Offering high-quality and highly responsive after-sales support is something that rugged laptop manufacturers like Panasonic pride themselves on.

“Our standard warranty is three years for all of our products, with additional offerings to extend the warranty term and also include other warranty services like accidental damage,” says Jon Tucker, senior manager product marketing, computer product solutions, at Panasonic Manufacturing (UK). “Our clients need to have dedicated service provisioning to include things like hot swap buffer stock, next business day swap-outs and software re-build package services. All of the services are designed to keep our client’s devices at the maximum possible uptime to keep their workforce in operation and as efficient as possible.”

This also extends to aesthetics, which is a new consideration when it comes to the development of rugged laptops. Getac’s Bye says rugged devices are increasingly influenced by consumer grade designs and have therefore become thinner and lighter to appeal to tech-savvy field workers.

“However, there has to be a balance between consumer grade usability and durability,” says Bye. “All devices must be fit for purpose and able to operate in the harshest environments.”

It is a view shared by Tucker who says that the “consumerisation” of IT has led many organisations to demand devices that are “easy to use and nice to look at”, but also boast enterprise-friendly features and that all-important durability.

“At Panasonic, we have embraced this trend by adopting some consumer-like tech,” says Tucker. “For example, capacitive touchscreens so the user enjoys using the touchscreen, but with our know-how and experience still making the touchscreen work under wet conditions – something not possible with a consumer capacitive touchscreen device.”

He adds that the company’s ultimate drive is to provide “pleasing-on-the-eye devices that people will love to use, while still being durable and fit for purpose for the enterprise. One comment here though is we still get a lot of clients demanding that the device doesn’t look exactly like shiny, sexy, consumer devices to deter from theft. It’s an interesting balance to be achieved”.
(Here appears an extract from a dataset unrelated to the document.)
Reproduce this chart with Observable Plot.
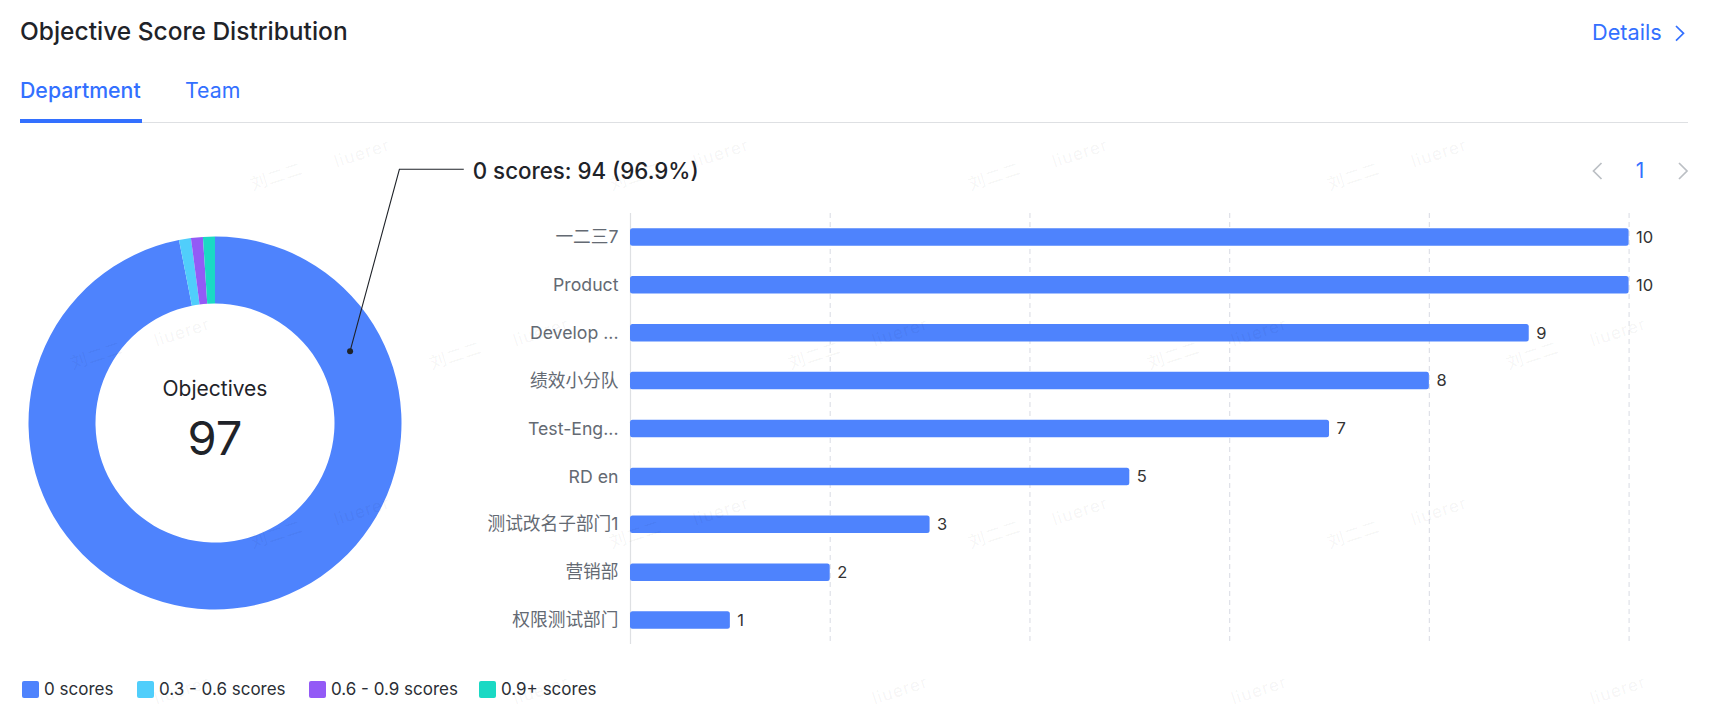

Given how deft manufacturers of rugged laptops have been at meeting the ever growing demands of users in the past, don’t bet against them striking this balance in the future.

What to consider
The main dos and don’ts of buying ruggedised laptops

  • Do think about the processing power you require. If you don’t need much, you might be better off with a tablet.
  • Do consider the exact conditions the device will be used in. Will the user need to wear gloves or work in direct sunlight?
  • Do be clear about the extent of environmental protection you require.
  • Do carry out trials so that you can get a feel for how the device performs in the field before you sign on the dotted line.
  • Do consider ergonomics. The device has to be comfortable during prolonged use.
  • Do think about after-sales support. A prompt turnaround for repairs is often worthwhile, once the avoided employee downtime is factored in.
  • Don’t plump for the cheapest rugged laptop you can find. It is important to get a feel for the total cost of ownership before making any decisions, especially when buying in bulk.
  • Don’t be seduced by appearances. You need something that will last and the more something looks like a consumer device, the greater its appeal to criminals.